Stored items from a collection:
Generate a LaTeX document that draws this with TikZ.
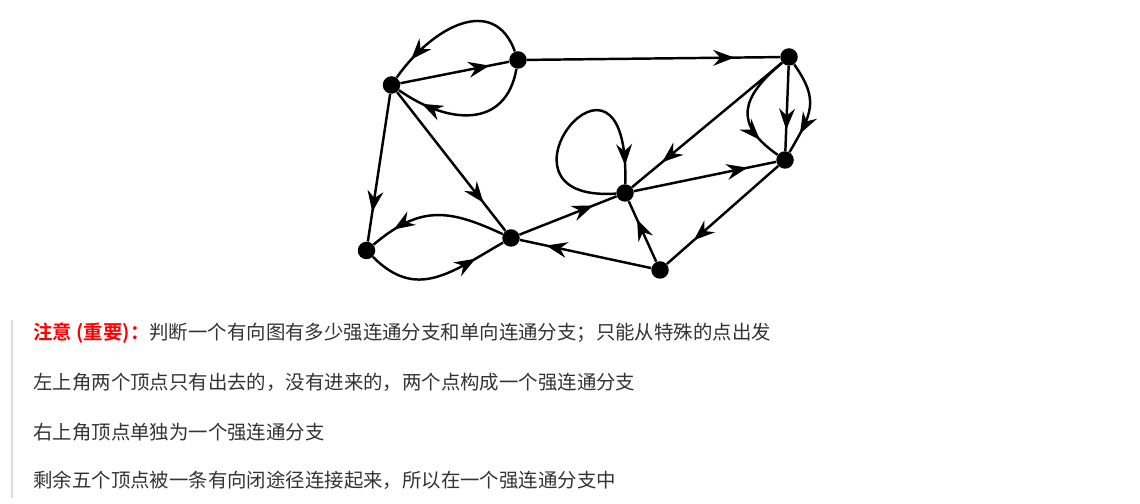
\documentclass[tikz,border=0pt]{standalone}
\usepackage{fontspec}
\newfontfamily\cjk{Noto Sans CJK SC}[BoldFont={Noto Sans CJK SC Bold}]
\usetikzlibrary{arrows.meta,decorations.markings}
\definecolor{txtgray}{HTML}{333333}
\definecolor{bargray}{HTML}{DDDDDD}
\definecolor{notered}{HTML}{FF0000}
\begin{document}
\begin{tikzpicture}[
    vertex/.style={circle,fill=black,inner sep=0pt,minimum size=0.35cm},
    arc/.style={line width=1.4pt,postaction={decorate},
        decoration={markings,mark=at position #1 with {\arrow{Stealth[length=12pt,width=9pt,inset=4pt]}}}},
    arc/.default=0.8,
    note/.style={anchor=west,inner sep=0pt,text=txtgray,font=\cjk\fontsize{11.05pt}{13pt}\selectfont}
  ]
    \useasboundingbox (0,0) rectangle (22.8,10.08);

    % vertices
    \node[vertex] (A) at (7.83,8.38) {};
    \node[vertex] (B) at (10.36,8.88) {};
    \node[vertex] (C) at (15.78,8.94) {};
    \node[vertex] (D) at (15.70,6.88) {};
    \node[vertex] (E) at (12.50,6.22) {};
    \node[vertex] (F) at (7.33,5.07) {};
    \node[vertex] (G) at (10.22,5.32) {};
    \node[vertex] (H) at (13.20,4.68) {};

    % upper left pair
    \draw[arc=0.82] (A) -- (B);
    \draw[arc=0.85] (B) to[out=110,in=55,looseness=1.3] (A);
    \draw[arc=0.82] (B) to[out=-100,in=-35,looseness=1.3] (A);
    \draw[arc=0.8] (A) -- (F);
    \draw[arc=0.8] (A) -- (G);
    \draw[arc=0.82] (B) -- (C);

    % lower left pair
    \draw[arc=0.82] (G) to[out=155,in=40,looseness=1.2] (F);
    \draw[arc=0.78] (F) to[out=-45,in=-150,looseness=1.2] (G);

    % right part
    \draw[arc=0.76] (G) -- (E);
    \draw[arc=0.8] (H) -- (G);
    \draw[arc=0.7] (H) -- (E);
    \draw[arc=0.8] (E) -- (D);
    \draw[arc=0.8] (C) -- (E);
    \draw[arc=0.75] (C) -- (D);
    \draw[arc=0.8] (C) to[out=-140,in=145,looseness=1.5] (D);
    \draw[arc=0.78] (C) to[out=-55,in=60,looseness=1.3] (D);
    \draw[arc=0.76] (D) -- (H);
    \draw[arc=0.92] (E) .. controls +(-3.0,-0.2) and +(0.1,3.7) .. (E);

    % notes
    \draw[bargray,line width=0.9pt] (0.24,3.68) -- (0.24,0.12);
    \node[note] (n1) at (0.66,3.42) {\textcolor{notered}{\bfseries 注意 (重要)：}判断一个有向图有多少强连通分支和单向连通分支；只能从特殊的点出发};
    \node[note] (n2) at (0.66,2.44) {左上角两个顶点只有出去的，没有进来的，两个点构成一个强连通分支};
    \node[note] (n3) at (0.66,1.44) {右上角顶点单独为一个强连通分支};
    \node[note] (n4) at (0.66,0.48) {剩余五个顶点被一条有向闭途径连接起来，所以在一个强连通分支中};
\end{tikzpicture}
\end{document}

--

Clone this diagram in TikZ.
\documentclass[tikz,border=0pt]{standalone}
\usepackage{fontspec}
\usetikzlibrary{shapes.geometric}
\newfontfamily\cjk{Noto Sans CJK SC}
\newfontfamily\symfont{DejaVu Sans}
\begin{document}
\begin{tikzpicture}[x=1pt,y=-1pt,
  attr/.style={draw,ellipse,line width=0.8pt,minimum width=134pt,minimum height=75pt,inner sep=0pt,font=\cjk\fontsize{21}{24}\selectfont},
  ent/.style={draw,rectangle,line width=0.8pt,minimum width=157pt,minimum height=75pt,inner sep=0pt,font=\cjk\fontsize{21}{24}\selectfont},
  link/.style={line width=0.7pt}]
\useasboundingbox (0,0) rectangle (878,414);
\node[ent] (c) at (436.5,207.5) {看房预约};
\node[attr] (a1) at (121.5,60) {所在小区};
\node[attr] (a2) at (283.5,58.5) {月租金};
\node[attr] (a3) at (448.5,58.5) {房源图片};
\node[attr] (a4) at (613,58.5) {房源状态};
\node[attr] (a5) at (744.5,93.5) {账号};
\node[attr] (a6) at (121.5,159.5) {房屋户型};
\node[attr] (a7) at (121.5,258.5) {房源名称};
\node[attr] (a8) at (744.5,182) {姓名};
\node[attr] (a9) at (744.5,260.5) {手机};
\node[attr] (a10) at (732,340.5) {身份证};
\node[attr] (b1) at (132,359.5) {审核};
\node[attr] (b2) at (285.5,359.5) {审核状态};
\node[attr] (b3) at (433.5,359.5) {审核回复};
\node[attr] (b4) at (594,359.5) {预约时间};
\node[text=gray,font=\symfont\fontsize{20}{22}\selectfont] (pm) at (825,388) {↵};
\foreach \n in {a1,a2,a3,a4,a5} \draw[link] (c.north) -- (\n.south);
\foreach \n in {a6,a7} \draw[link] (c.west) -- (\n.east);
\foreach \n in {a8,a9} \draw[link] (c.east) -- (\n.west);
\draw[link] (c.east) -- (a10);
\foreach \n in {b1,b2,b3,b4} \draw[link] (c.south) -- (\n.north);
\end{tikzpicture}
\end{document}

▶ [GOAL]: Only the lines from the one with "Generate a LaTeX" through the one with "(F) to[out=-45,in=-150,looseness=1.2] (G);" belong in your copy; retype them exactly and drop any pictures.

▶ [FULL SOLUTION]:
Generate a LaTeX document that draws this with TikZ.
\documentclass[tikz,border=0pt]{standalone}
\usepackage{fontspec}
\newfontfamily\cjk{Noto Sans CJK SC}[BoldFont={Noto Sans CJK SC Bold}]
\usetikzlibrary{arrows.meta,decorations.markings}
\definecolor{txtgray}{HTML}{333333}
\definecolor{bargray}{HTML}{DDDDDD}
\definecolor{notered}{HTML}{FF0000}
\begin{document}
\begin{tikzpicture}[
    vertex/.style={circle,fill=black,inner sep=0pt,minimum size=0.35cm},
    arc/.style={line width=1.4pt,postaction={decorate},
        decoration={markings,mark=at position #1 with {\arrow{Stealth[length=12pt,width=9pt,inset=4pt]}}}},
    arc/.default=0.8,
    note/.style={anchor=west,inner sep=0pt,text=txtgray,font=\cjk\fontsize{11.05pt}{13pt}\selectfont}
  ]
    \useasboundingbox (0,0) rectangle (22.8,10.08);

    % vertices
    \node[vertex] (A) at (7.83,8.38) {};
    \node[vertex] (B) at (10.36,8.88) {};
    \node[vertex] (C) at (15.78,8.94) {};
    \node[vertex] (D) at (15.70,6.88) {};
    \node[vertex] (E) at (12.50,6.22) {};
    \node[vertex] (F) at (7.33,5.07) {};
    \node[vertex] (G) at (10.22,5.32) {};
    \node[vertex] (H) at (13.20,4.68) {};

    % upper left pair
    \draw[arc=0.82] (A) -- (B);
    \draw[arc=0.85] (B) to[out=110,in=55,looseness=1.3] (A);
    \draw[arc=0.82] (B) to[out=-100,in=-35,looseness=1.3] (A);
    \draw[arc=0.8] (A) -- (F);
    \draw[arc=0.8] (A) -- (G);
    \draw[arc=0.82] (B) -- (C);

    % lower left pair
    \draw[arc=0.82] (G) to[out=155,in=40,looseness=1.2] (F);
    \draw[arc=0.78] (F) to[out=-45,in=-150,looseness=1.2] (G);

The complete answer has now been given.